(Your goal)
Leave out the pictures and restate the rest of the data exactly.

(Given records)
# # # # #
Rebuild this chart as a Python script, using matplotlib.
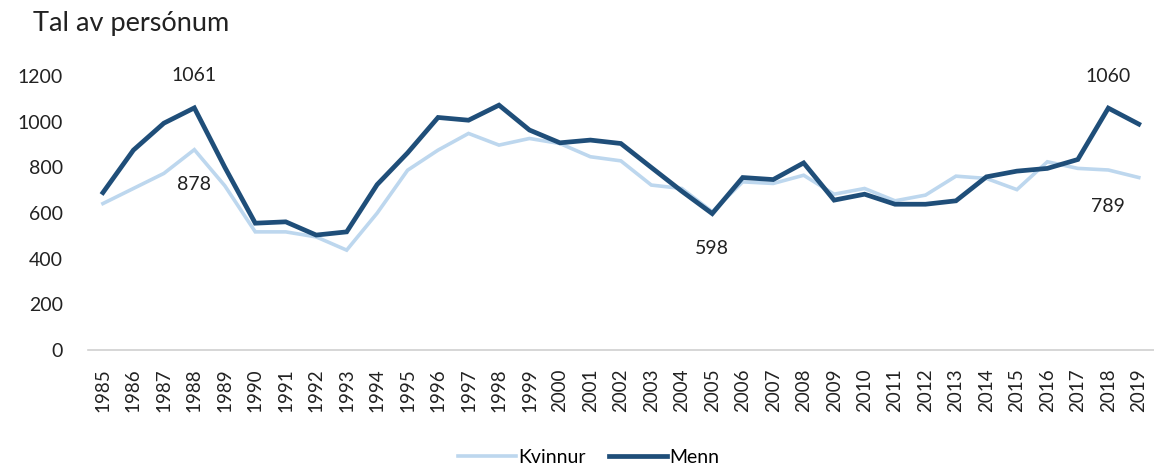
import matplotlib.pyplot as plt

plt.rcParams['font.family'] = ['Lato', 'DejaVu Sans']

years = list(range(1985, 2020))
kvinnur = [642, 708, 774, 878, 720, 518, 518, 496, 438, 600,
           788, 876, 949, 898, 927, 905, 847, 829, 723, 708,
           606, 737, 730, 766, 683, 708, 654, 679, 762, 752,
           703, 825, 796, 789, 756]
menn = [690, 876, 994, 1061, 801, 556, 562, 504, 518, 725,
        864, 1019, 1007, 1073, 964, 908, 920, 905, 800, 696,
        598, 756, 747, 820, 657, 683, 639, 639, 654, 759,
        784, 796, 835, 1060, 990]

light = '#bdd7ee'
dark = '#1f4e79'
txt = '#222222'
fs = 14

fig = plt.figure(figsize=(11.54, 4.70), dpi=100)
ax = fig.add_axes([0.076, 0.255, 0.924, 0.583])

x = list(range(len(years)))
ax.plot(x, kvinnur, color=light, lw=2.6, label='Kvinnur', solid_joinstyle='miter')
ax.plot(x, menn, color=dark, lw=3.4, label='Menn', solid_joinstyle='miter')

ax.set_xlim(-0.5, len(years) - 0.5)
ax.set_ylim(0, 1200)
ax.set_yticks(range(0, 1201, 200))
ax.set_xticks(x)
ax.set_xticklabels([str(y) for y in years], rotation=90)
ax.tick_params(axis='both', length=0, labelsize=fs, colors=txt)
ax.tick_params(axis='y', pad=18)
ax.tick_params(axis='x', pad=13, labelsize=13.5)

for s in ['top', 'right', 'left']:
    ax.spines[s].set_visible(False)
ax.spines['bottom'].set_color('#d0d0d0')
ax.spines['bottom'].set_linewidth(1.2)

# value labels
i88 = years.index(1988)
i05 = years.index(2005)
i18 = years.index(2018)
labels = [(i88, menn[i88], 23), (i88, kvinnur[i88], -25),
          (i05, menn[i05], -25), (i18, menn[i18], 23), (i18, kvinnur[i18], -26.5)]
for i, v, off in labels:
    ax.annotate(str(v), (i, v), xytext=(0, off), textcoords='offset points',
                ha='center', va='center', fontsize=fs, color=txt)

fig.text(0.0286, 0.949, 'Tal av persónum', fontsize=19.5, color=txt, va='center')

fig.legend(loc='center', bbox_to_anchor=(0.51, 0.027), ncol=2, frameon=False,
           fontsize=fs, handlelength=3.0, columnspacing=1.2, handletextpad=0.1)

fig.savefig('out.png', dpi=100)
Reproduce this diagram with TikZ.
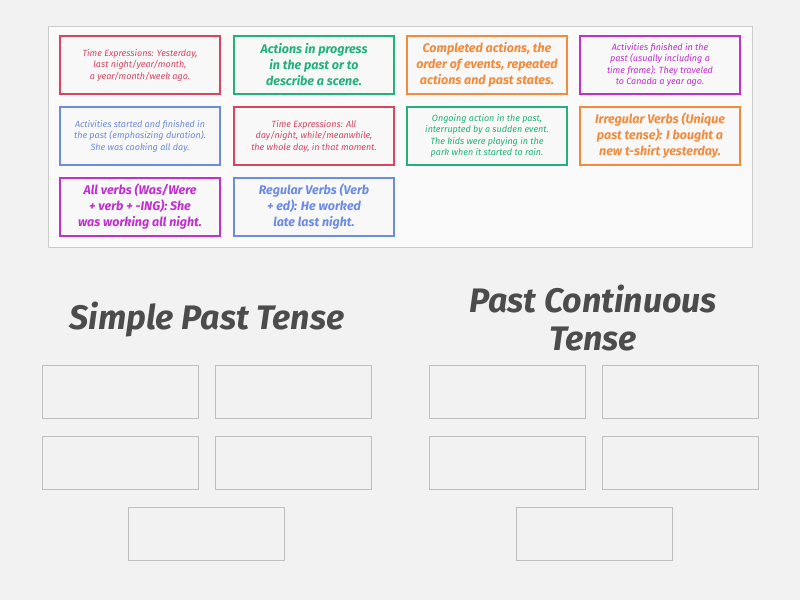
# # # # #
(Reply to the task)
Rebuild this chart as a Python script, using matplotlib.
import matplotlib.pyplot as plt

plt.rcParams['font.family'] = ['Lato', 'DejaVu Sans']

years = list(range(1985, 2020))
kvinnur = [642, 708, 774, 878, 720, 518, 518, 496, 438, 600,
           788, 876, 949, 898, 927, 905, 847, 829, 723, 708,
           606, 737, 730, 766, 683, 708, 654, 679, 762, 752,
           703, 825, 796, 789, 756]
menn = [690, 876, 994, 1061, 801, 556, 562, 504, 518, 725,
        864, 1019, 1007, 1073, 964, 908, 920, 905, 800, 696,
        598, 756, 747, 820, 657, 683, 639, 639, 654, 759,
        784, 796, 835, 1060, 990]

light = '#bdd7ee'
dark = '#1f4e79'
txt = '#222222'
fs = 14

fig = plt.figure(figsize=(11.54, 4.70), dpi=100)
ax = fig.add_axes([0.076, 0.255, 0.924, 0.583])

x = list(range(len(years)))
ax.plot(x, kvinnur, color=light, lw=2.6, label='Kvinnur', solid_joinstyle='miter')
ax.plot(x, menn, color=dark, lw=3.4, label='Menn', solid_joinstyle='miter')

ax.set_xlim(-0.5, len(years) - 0.5)
ax.set_ylim(0, 1200)
ax.set_yticks(range(0, 1201, 200))
ax.set_xticks(x)
ax.set_xticklabels([str(y) for y in years], rotation=90)
ax.tick_params(axis='both', length=0, labelsize=fs, colors=txt)
ax.tick_params(axis='y', pad=18)
ax.tick_params(axis='x', pad=13, labelsize=13.5)

for s in ['top', 'right', 'left']:
    ax.spines[s].set_visible(False)
ax.spines['bottom'].set_color('#d0d0d0')
ax.spines['bottom'].set_linewidth(1.2)

# value labels
i88 = years.index(1988)
i05 = years.index(2005)
i18 = years.index(2018)
labels = [(i88, menn[i88], 23), (i88, kvinnur[i88], -25),
          (i05, menn[i05], -25), (i18, menn[i18], 23), (i18, kvinnur[i18], -26.5)]
for i, v, off in labels:
    ax.annotate(str(v), (i, v), xytext=(0, off), textcoords='offset points',
                ha='center', va='center', fontsize=fs, color=txt)

fig.text(0.0286, 0.949, 'Tal av persónum', fontsize=19.5, color=txt, va='center')

fig.legend(loc='center', bbox_to_anchor=(0.51, 0.027), ncol=2, frameon=False,
           fontsize=fs, handlelength=3.0, columnspacing=1.2, handletextpad=0.1)

fig.savefig('out.png', dpi=100)
Reproduce this diagram with TikZ.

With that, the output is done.